Il mercato immobiliare si è ormai separato in due grandi categorie – quella residenziale e quella turistica – senza però che a livello normativo si possa oggi fare distinzione tra i due tipi di utilizzo; è un problema che dovrebbe essere al più presto affrontato, e che ha spinto in questi anni i residenti a una vera corsa all’acquisto di abitazioni, per mettersi al riparo dal costante rigonfiamento dei prezzi di locazione. Circa il 77% dei valdostani possiede almeno una casa in proprietà – acquistata, costruita o ereditata; questo dato fa spesso sottovalutare il problema di quella parte di popolazione che, non avendone la disponibilità, si trova nella necessità di ricorrere al mercato dell’affitto.

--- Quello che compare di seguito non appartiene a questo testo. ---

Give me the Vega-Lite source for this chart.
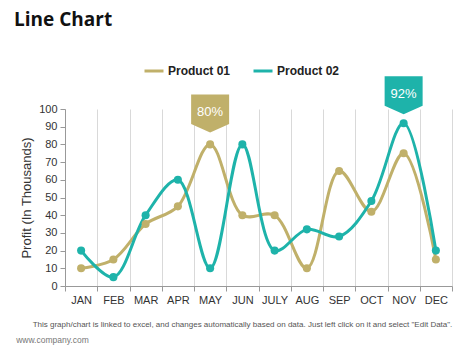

Dal punto di vista territoriale, sappiamo che non è possibile comunque continuare a costruire senza aggravare ulteriormente i problemi di congestione di cui già soffre il canale centrale della Valle; d’altra parte non possiamo ignorare le necessità di quel 23% che rappresenta il ricambio fisiologico, la quota variabile di popolazione dovuta alle variazioni del mercato occupazionale. Da qui le politiche che la Regione, insieme all’ARER, sta conducendo.